[EXERCISE] Omit the images. Copy each entry word for word.

Source code of charts
###
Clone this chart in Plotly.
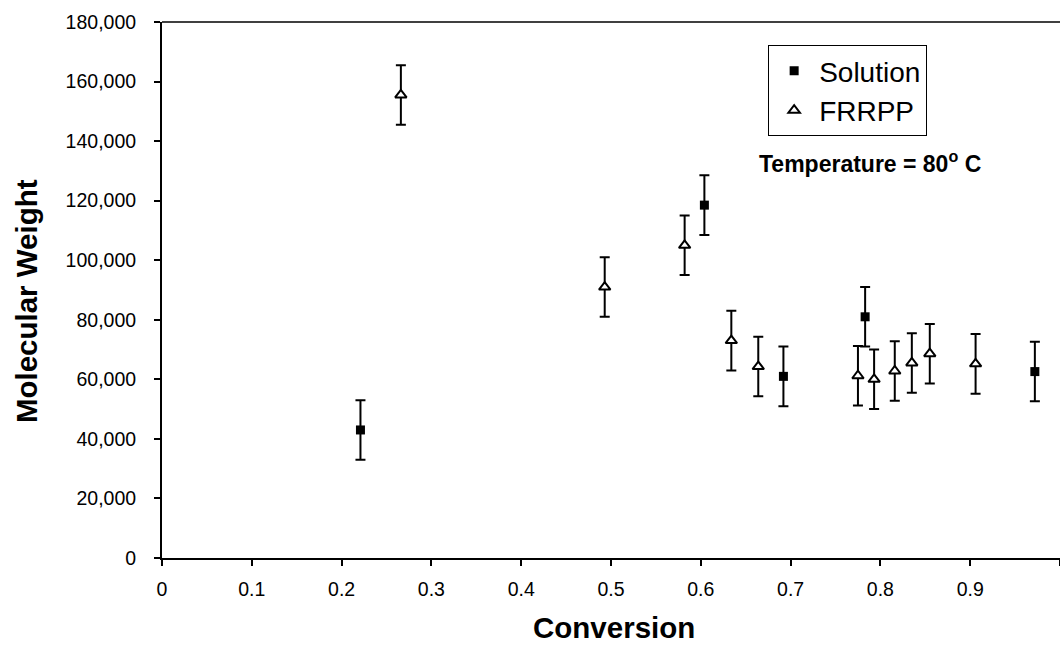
import plotly.graph_objects as go

# Solution series
sol_x = [0.221, 0.604, 0.692, 0.783, 0.972]
sol_y = [43000, 118500, 61000, 81000, 62600]
sol_err = [10000, 10000, 10000, 10000, 10000]

# FRRPP series
fr_x = [0.266, 0.493, 0.582, 0.634, 0.664, 0.775, 0.793, 0.816, 0.835, 0.855, 0.906]
fr_y = [155500, 91000, 105000, 73000, 64300, 61200, 60000, 62800, 65500, 68600, 65200]
fr_err = [10000] * len(fr_x)

x_ticks = [0, 0.1, 0.2, 0.3, 0.4, 0.5, 0.6, 0.7, 0.8, 0.9, 1]
x_tick_text = ["0", "0.1", "0.2", "0.3", "0.4", "0.5", "0.6", "0.7", "0.8", "0.9", "1"]
y_ticks = list(range(0, 180001, 20000))

FONT = "Liberation Sans, Arial, Helvetica, sans-serif"

fig = go.Figure()
fig.add_trace(go.Scatter(
    x=sol_x, y=sol_y, mode="markers", name="Solution",
    marker=dict(symbol="square", size=9, color="black", line=dict(color="black", width=0)),
    error_y=dict(type="data", array=sol_err, visible=True, color="black", thickness=2, width=5),
))
fig.add_trace(go.Scatter(
    x=fr_x, y=fr_y, mode="markers", name="FRRPP",
    marker=dict(symbol="triangle-up", size=10, color="white", line=dict(color="black", width=2)),
    error_y=dict(type="data", array=fr_err, visible=True, color="black", thickness=2, width=5),
))

fig.update_layout(
    width=1060, height=645,
    margin=dict(l=162, r=0, t=22, b=87, autoexpand=False),
    paper_bgcolor="white", plot_bgcolor="white",
    font=dict(family=FONT, color="black", size=19),
    showlegend=True,
    legend=dict(
        x=0.675, y=0.957, xanchor="left", yanchor="top",
        bordercolor="black", borderwidth=1, bgcolor="white",
        font=dict(size=28, family=FONT, color="black"),
        itemsizing="trace", tracegroupgap=0, itemwidth=40,
    ),
    annotations=[
        dict(text="<b>Temperature = 80<sup>o</sup> C</b>", xref="paper", yref="paper",
             x=0.6626, y=0.739, xanchor="left", yanchor="middle", showarrow=False,
             font=dict(size=23, family=FONT, color="black")),
        dict(text="<b>Molecular Weight</b>", xref="paper", yref="paper",
             x=-0.151, y=0.48, xanchor="center", yanchor="middle", textangle=-90,
             showarrow=False, font=dict(size=29.5, family=FONT, color="black")),
        dict(text="<b>Conversion</b>", xref="paper", yref="paper",
             x=0.503, y=-0.129, xanchor="center", yanchor="middle",
             showarrow=False, font=dict(size=29.5, family=FONT, color="black")),
    ],
)

fig.update_xaxes(
    range=[0, 1], tickvals=x_ticks, ticktext=x_tick_text,
    showgrid=False, zeroline=False,
    showline=True, linecolor="black", linewidth=2, mirror=False,
    ticks="outside", ticklen=6, tickwidth=1.5, tickcolor="black",
    tickfont=dict(size=19.5, family=FONT, color="black"),
    ticklabelstandoff=7,
)
fig.update_yaxes(
    range=[0, 180000], tickvals=y_ticks, tickformat=",d",
    showgrid=False, zeroline=False,
    showline=True, linecolor="black", linewidth=2, mirror=False,
    ticks="outside", ticklen=6, tickwidth=1.5, tickcolor="black",
    tickfont=dict(size=19.5, family=FONT, color="black"),
    ticklabelstandoff=14,
)
# top border line
fig.add_shape(type="line", xref="paper", yref="paper", x0=0, x1=1, y0=1, y1=1,
              line=dict(color="black", width=1.5))

fig.write_html("out.html")
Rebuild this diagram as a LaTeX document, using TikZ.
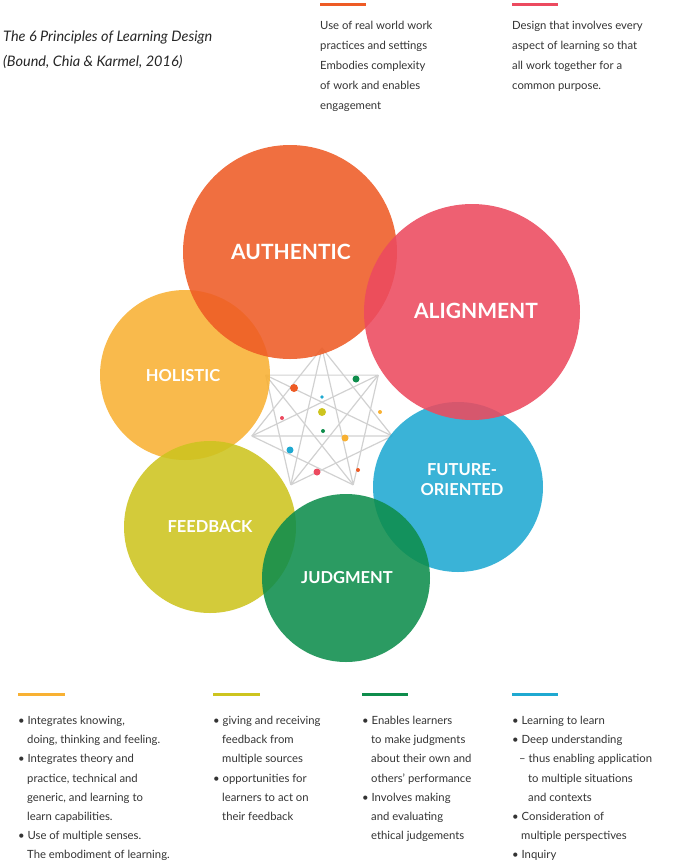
###
[COMPLETED TASK]
Clone this chart in Plotly.
import plotly.graph_objects as go

# Solution series
sol_x = [0.221, 0.604, 0.692, 0.783, 0.972]
sol_y = [43000, 118500, 61000, 81000, 62600]
sol_err = [10000, 10000, 10000, 10000, 10000]

# FRRPP series
fr_x = [0.266, 0.493, 0.582, 0.634, 0.664, 0.775, 0.793, 0.816, 0.835, 0.855, 0.906]
fr_y = [155500, 91000, 105000, 73000, 64300, 61200, 60000, 62800, 65500, 68600, 65200]
fr_err = [10000] * len(fr_x)

x_ticks = [0, 0.1, 0.2, 0.3, 0.4, 0.5, 0.6, 0.7, 0.8, 0.9, 1]
x_tick_text = ["0", "0.1", "0.2", "0.3", "0.4", "0.5", "0.6", "0.7", "0.8", "0.9", "1"]
y_ticks = list(range(0, 180001, 20000))

FONT = "Liberation Sans, Arial, Helvetica, sans-serif"

fig = go.Figure()
fig.add_trace(go.Scatter(
    x=sol_x, y=sol_y, mode="markers", name="Solution",
    marker=dict(symbol="square", size=9, color="black", line=dict(color="black", width=0)),
    error_y=dict(type="data", array=sol_err, visible=True, color="black", thickness=2, width=5),
))
fig.add_trace(go.Scatter(
    x=fr_x, y=fr_y, mode="markers", name="FRRPP",
    marker=dict(symbol="triangle-up", size=10, color="white", line=dict(color="black", width=2)),
    error_y=dict(type="data", array=fr_err, visible=True, color="black", thickness=2, width=5),
))

fig.update_layout(
    width=1060, height=645,
    margin=dict(l=162, r=0, t=22, b=87, autoexpand=False),
    paper_bgcolor="white", plot_bgcolor="white",
    font=dict(family=FONT, color="black", size=19),
    showlegend=True,
    legend=dict(
        x=0.675, y=0.957, xanchor="left", yanchor="top",
        bordercolor="black", borderwidth=1, bgcolor="white",
        font=dict(size=28, family=FONT, color="black"),
        itemsizing="trace", tracegroupgap=0, itemwidth=40,
    ),
    annotations=[
        dict(text="<b>Temperature = 80<sup>o</sup> C</b>", xref="paper", yref="paper",
             x=0.6626, y=0.739, xanchor="left", yanchor="middle", showarrow=False,
             font=dict(size=23, family=FONT, color="black")),
        dict(text="<b>Molecular Weight</b>", xref="paper", yref="paper",
             x=-0.151, y=0.48, xanchor="center", yanchor="middle", textangle=-90,
             showarrow=False, font=dict(size=29.5, family=FONT, color="black")),
        dict(text="<b>Conversion</b>", xref="paper", yref="paper",
             x=0.503, y=-0.129, xanchor="center", yanchor="middle",
             showarrow=False, font=dict(size=29.5, family=FONT, color="black")),
    ],
)

fig.update_xaxes(
    range=[0, 1], tickvals=x_ticks, ticktext=x_tick_text,
    showgrid=False, zeroline=False,
    showline=True, linecolor="black", linewidth=2, mirror=False,
    ticks="outside", ticklen=6, tickwidth=1.5, tickcolor="black",
    tickfont=dict(size=19.5, family=FONT, color="black"),
    ticklabelstandoff=7,
)
fig.update_yaxes(
    range=[0, 180000], tickvals=y_ticks, tickformat=",d",
    showgrid=False, zeroline=False,
    showline=True, linecolor="black", linewidth=2, mirror=False,
    ticks="outside", ticklen=6, tickwidth=1.5, tickcolor="black",
    tickfont=dict(size=19.5, family=FONT, color="black"),
    ticklabelstandoff=14,
)
# top border line
fig.add_shape(type="line", xref="paper", yref="paper", x0=0, x1=1, y0=1, y1=1,
              line=dict(color="black", width=1.5))

fig.write_html("out.html")
Rebuild this diagram as a LaTeX document, using TikZ.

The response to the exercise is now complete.